An exhibition on the Soviet Union's fight against nationalist groups and Nazi collaborators during World War II will soon open in the Cultural Center of Federal Security Service (FSB), a source in the agency said on Tuesday.
"For the first time journalists will have a chance to look at declassified documents detailing the collaboration between the Ukrainian nationalist organization and the Nazis, and the punitive raids by the Baltic nationalists on settlements in territory occupied by the Nazis," the source said.
The exhibition will also include a roundtable on issues dealing with the distortion of the history of World War II and attempts to justify Nazi collaboration in the history books used in schools in some former Soviet states.

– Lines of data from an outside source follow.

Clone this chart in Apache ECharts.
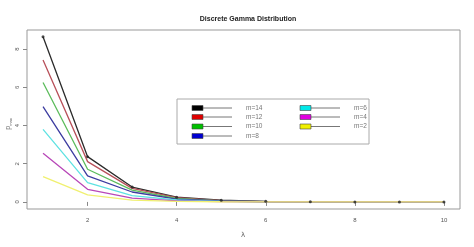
<!DOCTYPE html>
<html><head><meta charset="utf-8">
<script src="https://cdn.jsdelivr.net/npm/echarts@6/dist/echarts.min.js"></script>
<style>html,body{margin:0;padding:0;background:#fff}#c{width:474px;height:247px}</style>
</head><body><div id="c"></div>
<script>
const lambda = [1, 2, 3, 4, 5, 6, 7, 8, 9, 10];
const seriesNames = ['m=14', 'm=12', 'm=10', 'm=8', 'm=6', 'm=4', 'm=2'];
const m14 = [8.65, 2.37, 0.78, 0.25, 0.09, 0.03, 0.01, 0.0, 0.0, 0.0];
const m12 = [7.43, 2.11, 0.71, 0.22, 0.07, 0.02, 0.01, 0.0, 0.0, 0.0];
const m10 = [6.25, 1.71, 0.62, 0.18, 0.06, 0.02, 0.0, 0.0, 0.0, 0.0];
const m8  = [4.99, 1.36, 0.52, 0.15, 0.05, 0.01, 0.0, 0.0, 0.0, 0.0];
const m6  = [3.80, 1.01, 0.33, 0.10, 0.03, 0.01, 0.0, 0.0, 0.0, 0.0];
const m4  = [2.55, 0.66, 0.20, 0.06, 0.02, 0.0, 0.0, 0.0, 0.0, 0.0];
const m2  = [1.33, 0.37, 0.09, 0.03, 0.01, 0.0, 0.0, 0.0, 0.0, 0.0];
const xTicks = [2, 4, 6, 8, 10];
const yTicks = [0, 2, 4, 6, 8];

const allData = [m14, m12, m10, m8, m6, m4, m2];
const lineColors = ['#2b2b2b', '#b8505a', '#5cbc5c', '#3c3ca0', '#5ee2e2', '#b848b8', '#f0f070'];
const boxColors = ['#000000', '#e00000', '#00c000', '#0000d0', '#00e8e8', '#e000e0', '#f0f000'];

const chart = echarts.init(document.getElementById('c'), null, {renderer: 'canvas'});
const series = allData.map((d, i) => ({
  name: seriesNames[i],
  type: 'line',
  data: lambda.map((x, j) => [x, d[j]]),
  symbol: 'none',
  showSymbol: false,
  lineStyle: {color: lineColors[i], width: 1.3},
  z: 2 + i,
  animation: false
}));
series.push({
  type: 'scatter',
  data: lambda.map((x, j) => [x, m14[j]]),
  symbolSize: 3,
  itemStyle: {color: '#222'},
  z: 20,
  animation: false
});

const gfx = [];
gfx.push({type: 'rect', shape: {x: 177, y: 99, width: 192, height: 45},
  style: {fill: '#fff', stroke: '#aaa', lineWidth: 1}});
const colX = [192, 300];
const rowY = [108, 117, 126.5, 136];
seriesNames.forEach((n, i) => {
  const col = i < 4 ? 0 : 1;
  const row = i < 4 ? i : i - 4;
  const x = colX[col], y = rowY[row];
  gfx.push({type: 'line', shape: {x1: x + 10, y1: y, x2: x + 40, y2: y},
    style: {stroke: '#777', lineWidth: 1}});
  gfx.push({type: 'rect', shape: {x: x, y: y - 2.5, width: 11, height: 5},
    style: {fill: boxColors[i], stroke: '#444', lineWidth: 0.6}});
  gfx.push({type: 'text', x: x + 54, y: y, style: {text: n, fill: '#777',
    font: '6.5px Liberation Sans', verticalAlign: 'middle', align: 'left'}});
});
gfx.push({type: 'text', x: 8, y: 124, rotation: Math.PI / 2,
  style: {text: '{p|p}{s|max}', align: 'center', verticalAlign: 'middle',
    rich: {p: {fontSize: 7, fill: '#666', fontFamily: 'Liberation Sans'},
           s: {fontSize: 4, fill: '#666', fontFamily: 'Liberation Sans', padding: [5, 0, 0, 0]}}}});
gfx.push({type: 'text', x: 243, y: 235, style: {text: 'λ', align: 'center', verticalAlign: 'middle',
  fill: '#666', font: '7px DejaVu Sans'}});

chart.setOption({
  animation: false,
  backgroundColor: '#fff',
  title: {text: 'Discrete Gamma Distribution', left: 243, top: 11, textAlign: 'center',
    textStyle: {fontSize: 7, fontWeight: 'bold', color: '#222', fontFamily: 'Liberation Sans'}},
  grid: {left: 27, right: 14, top: 30, bottom: 38, show: true, borderColor: '#999', borderWidth: 1, backgroundColor: 'transparent'},
  xAxis: {type: 'value', min: 0.64, max: 10.36,
    axisLine: {show: false},
    splitLine: {show: false},
    axisTick: {show: true, length: 4, lineStyle: {color: '#888'}, customValues: xTicks},
    axisLabel: {customValues: xTicks, fontSize: 6, color: '#555', margin: 8, fontFamily: 'Liberation Sans'}},
  yAxis: {type: 'value', min: -0.37, max: 9.0,
    axisLine: {show: false},
    splitLine: {show: false},
    axisTick: {show: true, length: 4, lineStyle: {color: '#888'}, customValues: yTicks},
    axisLabel: {customValues: yTicks, fontSize: 6, color: '#555', margin: 7, rotate: 90, fontFamily: 'Liberation Sans'}},
  series: series,
  graphic: gfx
});
</script></body></html>
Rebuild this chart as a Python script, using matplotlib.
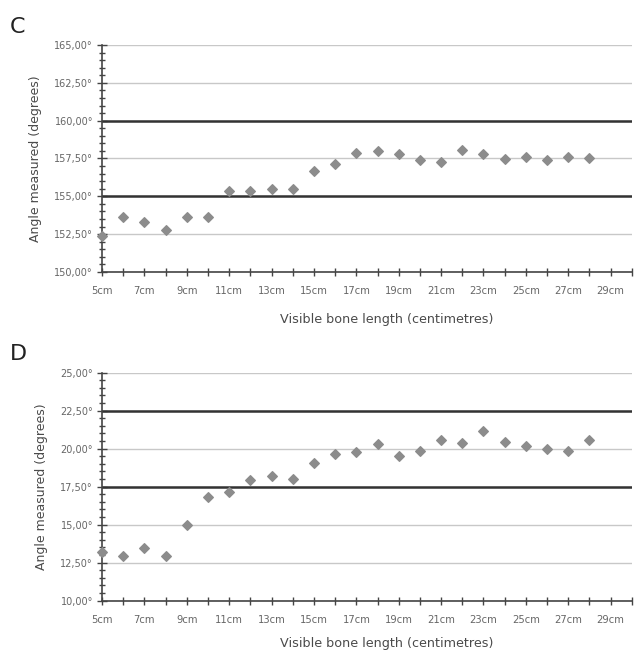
import numpy as np
import matplotlib
matplotlib.use('Agg')
import matplotlib.pyplot as plt
from matplotlib.ticker import MultipleLocator, FuncFormatter

lengths = list(range(5, 29))
angles_c = [152.38, 153.62, 153.33, 152.76, 153.66, 153.64, 155.34, 155.34,
            155.49, 155.49, 156.68, 157.15, 157.83, 158.01, 157.81, 157.43,
            157.28, 158.09, 157.79, 157.48, 157.59, 157.37, 157.57, 157.54]
angles_d = [13.22, 12.92, 13.44, 12.94, 14.98, 16.82, 17.17, 17.96, 18.18,
            18.03, 19.06, 19.65, 19.78, 20.33, 19.54, 19.82, 20.55, 20.39,
            21.14, 20.46, 20.15, 20.00, 19.82, 20.55]
xticks = list(range(5, 30, 2))
xlabels = ['%dcm' % v for v in xticks]

panels = [
    ('C', angles_c, (150, 165), (155, 160), [0.1604, 0.5854, 0.833, 0.346], 12),
    ('D', angles_d, (10, 25), (17.5, 22.5), [0.1604, 0.0843, 0.833, 0.3476], 9),
]

fig = plt.figure(figsize=(6.36, 6.56), dpi=100)
text_col = '#4a4a4a'

for letter, values, ylim, bounds, rect, xpad in panels:
    ax = fig.add_axes(rect)
    ax.set_xlim(5, 30)
    ax.set_ylim(*ylim)
    ax.yaxis.set_major_locator(MultipleLocator(2.5))
    ax.yaxis.set_minor_locator(MultipleLocator(0.5))
    ax.yaxis.set_major_formatter(FuncFormatter(lambda v, p: ('%.2f°' % v).replace('.', ',')))
    ax.set_xticks(xticks)
    ax.set_xticklabels(xlabels)
    ax.xaxis.set_minor_locator(MultipleLocator(1))
    ax.grid(axis='y', which='major', color='#c8c8c8', lw=1)
    ax.set_axisbelow(True)
    for b in bounds:
        ax.axhline(b, color='#333333', lw=1.8, zorder=2)
    ax.scatter(lengths, values, marker='D', s=24, color='#8c8c8c', zorder=5, clip_on=False)
    for s in ['top', 'right']:
        ax.spines[s].set_visible(False)
    for s in ['left', 'bottom']:
        ax.spines[s].set_color('#444444')
        ax.spines[s].set_linewidth(1.2)
    ax.tick_params(axis='both', which='both', direction='inout', color='#444444', width=1)
    ax.tick_params(axis='y', which='major', length=7, labelsize=7, labelcolor='#666666', pad=3)
    ax.tick_params(axis='y', which='minor', length=5)
    ax.tick_params(axis='x', which='both', length=6, labelsize=7.2, labelcolor='#666666', pad=7)
    ax.set_xlabel('Visible bone length (centimetres)', fontsize=9.2, color=text_col, labelpad=xpad)
    ax.xaxis.label.set_x(0.538)
    ax.set_ylabel('Angle measured (degrees)', fontsize=9, color=text_col, labelpad=9)
    fig.text(0.015, rect[1] + rect[3] + 0.028, letter, fontsize=16, color='#222222', va='center')

fig.savefig('out.png', dpi=100)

The roundtable, "The World War II collaborationists: traitors or heroes?", will be attended by FSB officials, academics and historians.
World War II continues to be a contentious issue in Russia's relations with Ukraine and the Baltic States, particularly Estonia, over their glorification of Nazi collaborators.
Former Ukrainian President Viktor Yushchenko, known for his promotion of Ukrainian nationalism, often at the expense of relations with Russia, awarded in late January the honorary title of national hero to Stepan Bandera, whose Organization of Ukrainian Nationalists briefly allied with Nazi Germany during the 1941 invasion of the Soviet Union.
The Soviet authorities accused Bandera, who fought both the Nazis and the Soviets in his quest for an independent Ukraine, of numerous acts of murder and terrorism and authorized his assassination by the KGB in Munich, Germany, on October 15, 1959.